Compare Share of Voice and citation count on the target prompts only. Not your whole panel — the prompts the action was meant to affect.
Tag with confidence band. Low / medium / high based on sample size and effect size. A 5pp SoV shift on 3 scans is low confidence; the same shift on 30 scans is high.

This is the loop GEO Tracker AI's product automates. It's also the loop you can run manually if you have the discipline — the maths is trivial, the discipline is hard.

Tools — free vs paid, what each does

Practical 2026 landscape:

Free 60-second audit (GEO Tracker AI /grader) — single Perplexity scan on a 3-question panel. Good for first directional read. No history, no multi-engine, no outcome loop.
Manual ChatGPT / Perplexity / AI Mode probing — works but doesn't scale beyond 5-10 prompts and has session-bias problems (history skews answers).
Otterly.ai, Peec AI, Profound, AthenaHQ — paid tools, $99-$595/mo, single-engine to multi-engine Share of Voice tracking. Different strengths — see our /compare pages for the breakdown.
BrightEdge / Semrush AI Toolkit / Ahrefs Brand Radar — enterprise tools, broader feature coverage, higher price points. Right for marketing teams with existing tooling budgets.
GEO Tracker AI (full product, Pro $129 / Business $299) — what we build. Multi-engine (ChatGPT + Perplexity + Google AI Mode), 14-day Outcome Loop, action layer with paste-ready outreach drafts. Self-serve, no demo call.

For Phase 1 (figuring out if you need to measure at all): start with the free audit. For Phase 2 (consistent tracking with attribution): pick a paid tool.
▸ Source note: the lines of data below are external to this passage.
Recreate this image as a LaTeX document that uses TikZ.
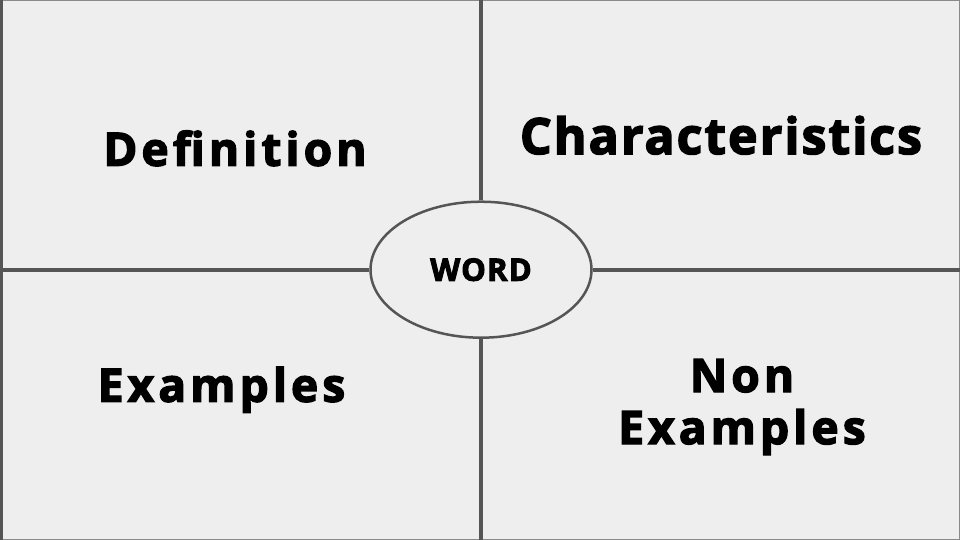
\documentclass[tikz,border=0pt]{standalone}
\usepackage{fontspec}
\setmainfont{Open Sans}
\newfontfamily\heavy[FakeBold=3]{Open Sans}
\usetikzlibrary{shapes.geometric}
\definecolor{bg}{HTML}{EEEEEE}
\definecolor{ln}{HTML}{555555}
\definecolor{edge}{HTML}{8A8A8A}
\newcommand{\lbl}[2]{\heavy\bfseries\addfontfeatures{LetterSpace=#2}\fontsize{#1}{52}\selectfont}
\tikzset{
  label/.style={text=black, inner sep=0pt, anchor=base},
  divider/.style={draw=ln, line width=4pt},
}
\begin{document}
\begin{tikzpicture}[x=1pt,y=-1pt]
\fill[bg] (0,0) rectangle (960,540);
\useasboundingbox (0,0) rectangle (960,540);
% frame
\draw[edge, line width=1.5pt] (0,0.75) -- (960,0.75);
\draw[edge, line width=1.5pt] (959.25,0) -- (959.25,540);
\draw[edge, line width=1.5pt] (0,539.25) -- (960,539.25);
\draw[ln, line width=3pt] (1.5,0) -- (1.5,540);
% centre ellipse
\node[ellipse, draw=ln, line width=2.5pt, minimum width=221pt, minimum height=136pt, inner sep=0pt,
      font=\lbl{31}{4}, fill=bg] (word) at (481,269.7) {WORD};
\coordinate (top) at (481,0);
\coordinate (bot) at (481,540);
\coordinate (lft) at (0,269.7);
\coordinate (rgt) at (960,269.7);
\draw[divider] (word.north) -- (top);
\draw[divider] (word.south) -- (bot);
\draw[divider] (word.west) -- (lft);
\draw[divider] (word.east) -- (rgt);
% labels
\node[label, font=\lbl{46}{9}] (def) at (235,165.7) {Definition};
\node[label, font=\lbl{50}{4}] (char) at (721,154) {Characteristics};
\node[label, font=\lbl{46}{9}] (ex) at (221.5,401.7) {Examples};
\node[label, font=\lbl{46}{9}, align=center] (nonex) at (742,444) {Non\\Examples};
\end{tikzpicture}
\end{document}
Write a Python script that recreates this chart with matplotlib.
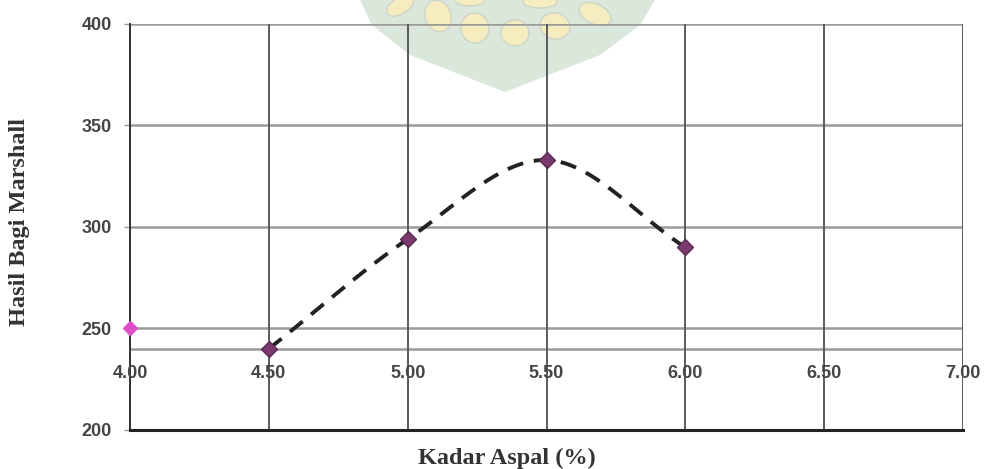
import numpy as np
import matplotlib
matplotlib.use("Agg")
import matplotlib.pyplot as plt
from matplotlib.patches import Polygon, Ellipse

# Marshall quotient vs asphalt content
kadar_aspal = [4.50, 5.00, 5.50, 6.00]
hasil_bagi = [240, 294, 333, 290]
batas_x = [4.00]
batas_y = [250]
x_ticks = [4.00, 4.50, 5.00, 5.50, 6.00, 6.50, 7.00]
y_ticks = [200, 250, 300, 350, 400]
garis_bantu = 240


def catmull_rom(xs, ys, n=40):
    xs = np.asarray(xs, float)
    ys = np.asarray(ys, float)
    px = np.concatenate([[2 * xs[0] - xs[1]], xs, [2 * xs[-1] - xs[-2]]])
    py = np.concatenate([[2 * ys[0] - ys[1]], ys, [2 * ys[-1] - ys[-2]]])
    out_x, out_y = [], []
    t = np.linspace(0, 1, n)
    for i in range(1, len(px) - 2):
        for p, out in ((px, out_x), (py, out_y)):
            p0, p1, p2, p3 = p[i - 1], p[i], p[i + 1], p[i + 2]
            out.extend(0.5 * ((2 * p1) + (-p0 + p2) * t
                              + (2 * p0 - 5 * p1 + 4 * p2 - p3) * t ** 2
                              + (-p0 + 3 * p1 - 3 * p2 + p3) * t ** 3))
    return np.array(out_x), np.array(out_y)


W, H = 984, 469
fig = plt.figure(figsize=(W / 100, H / 100), dpi=100)
fig.patch.set_facecolor("white")

# faint logo in the background
bg = fig.add_axes([0, 0, 1, 1], zorder=0)
bg.set_xlim(0, W)
bg.set_ylim(H, 0)
bg.axis("off")
bg.add_patch(Polygon([[360, 0], [655, 0], [640, 25], [600, 55], [505, 92],
                      [410, 55], [372, 25]], closed=True,
                     facecolor="#dbe7db", edgecolor="none"))
for cx, cy, w, h, a in [(400, 6, 30, 16, -30), (438, 16, 26, 32, -20),
                        (475, 28, 28, 30, -10), (515, 33, 28, 26, 0),
                        (555, 26, 30, 26, 15), (595, 14, 34, 20, 25),
                        (470, 0, 30, 12, 0), (540, 2, 34, 12, 0)]:
    bg.add_patch(Ellipse((cx, cy), w, h, angle=a, facecolor="#f5edc0",
                         edgecolor="#cdd3c9", lw=1.0))

ax = fig.add_axes([130 / W, 1 - 430 / H, (963 - 130) / W, (430 - 24) / H],
                  zorder=1)
ax.set_facecolor("none")
ax.set_xlim(x_ticks[0], x_ticks[-1])
ax.set_ylim(y_ticks[0], y_ticks[-1])

# grid
for y in y_ticks[1:]:
    ax.axhline(y, color="#9a9a9a", lw=1.8, zorder=1)
ax.axhline(garis_bantu, color="#9a9a9a", lw=1.8, zorder=1)
for x in x_ticks:
    ax.axvline(x, color="#5a5a5a", lw=1.4, zorder=1)

for s in ["top", "right"]:
    ax.spines[s].set_visible(False)
ax.spines["left"].set_color("#333333")
ax.spines["left"].set_linewidth(1.4)
ax.spines["bottom"].set_color("#222222")
ax.spines["bottom"].set_linewidth(2.2)

tick_font = dict(fontsize=13, fontweight="bold", color="#454545",
                 family="Liberation Sans")
ax.set_xticks([])
ax.set_yticks(y_ticks)
ax.set_yticklabels([str(v) for v in y_ticks], **tick_font)
ax.tick_params(axis="y", length=4, width=1, color="#999999", pad=9)

# x tick labels sit below the helper line
for x in x_ticks:
    ax.text(x, 228, f"{x:.2f}", ha="center", va="center", zorder=3,
            **tick_font)

# smoothed dashed curve through the data
sx, sy = catmull_rom(kadar_aspal, hasil_bagi)
ax.plot(sx, sy, color="#222222", lw=2.8, dashes=(4.2, 2.8), zorder=4,
        dash_capstyle="butt")
ax.plot(kadar_aspal, hasil_bagi, ls="none", marker="D", ms=8,
        color="#7a3a6e", mec="#5a2a52", zorder=5)
ax.plot(batas_x, batas_y, ls="none", marker="D", ms=7.5, color="#e04dc8",
        mec="#e04dc8", zorder=5, clip_on=False)

fig.text(20 / W, 1 - 222 / H, "Hasil Bagi Marshall", rotation=90,
         ha="center", va="center", fontsize=17.5, fontweight="bold",
         family="Liberation Serif", color="#333333")
fig.text(507 / W, 1 - 458 / H, "Kadar Aspal (%)", ha="center",
         va="center", fontsize=17.5, fontweight="bold",
         family="Liberation Serif", color="#333333")

fig.savefig("out.png", dpi=100, facecolor="white")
Common measurement mistakes

Asking your personal ChatGPT. Chat history skews answers heavily. Use a fresh session or controlled-environment tool.
Changing the panel mid-period. Adding or removing prompts breaks period-over-period comparability. Lock the panel for 90 days minimum.
Measuring once and concluding. Single scans are noise. AI engines re-rank weekly; you need at least 4 scans before any conclusion is defensible.
Attributing to one variable.If you shipped a Reddit comment, a JSON-LD update, and a new blog post in the same week, you can't cleanly attribute SoV movement to any one. Stagger actions for clean attribution.
Confusing Share of Voice with rank. SoV is binary per scan (cited or not). Position measures rank when cited. They're different metrics — track both.
Ignoring the engines you don't use. Your buyers may use Claude or Gemini even if you don't. Multi-engine measurement catches the gap you can't see from your own usage.